On 15/04/2019 01:19, Ryan Joseph wrote:

On Apr 14, 2019, at 7:08 PM, Martin Frb <laza...@mfriebe.de> wrote:

Almost. assert takes the condition itself

assert(condition_that_must_be_true, 'error message')

so it would be
   assert(name<>'', 'requires "name <> ''''" failed for CreateHero');

You can already insert such asserts yourself. assert exists.
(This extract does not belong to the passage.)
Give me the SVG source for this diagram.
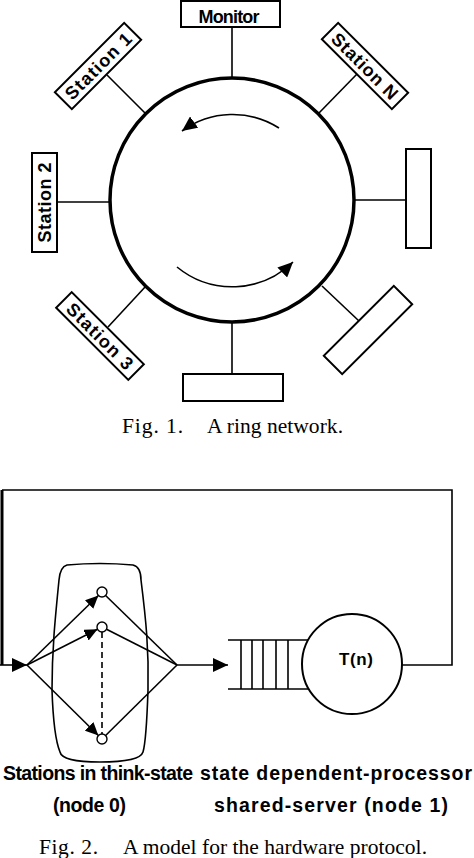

If you compile with -Sa then they are compiled in the code, otherwise not.
 From the compilers perspective isn’t it faster to test the condition first in 
an if statement so the assert function doesn’t get called? Assert tests for 
false also so it needs to invert the test to “name = ‘’” which is not how the 
“requires” statement is worded.

I’ve always made a “fatal” function which works in the opposite direction as 
assert, i.e if the condition is *true* then crash. Don’t know why but that’s 
easier for me to understand. I like the requires section because it works in 
the same logic.

You had

requires
  name <> '';

Or in other words: bail if name = ''

  assert(name<>'', ...)
does that.
It bails if name = ''. (then the condition "name <> '' " would be false => bail)

requires, like assert want the condition(s) to be true

Assert is for testing, so speed doesn't matter.
I don't know how it is internally implemented.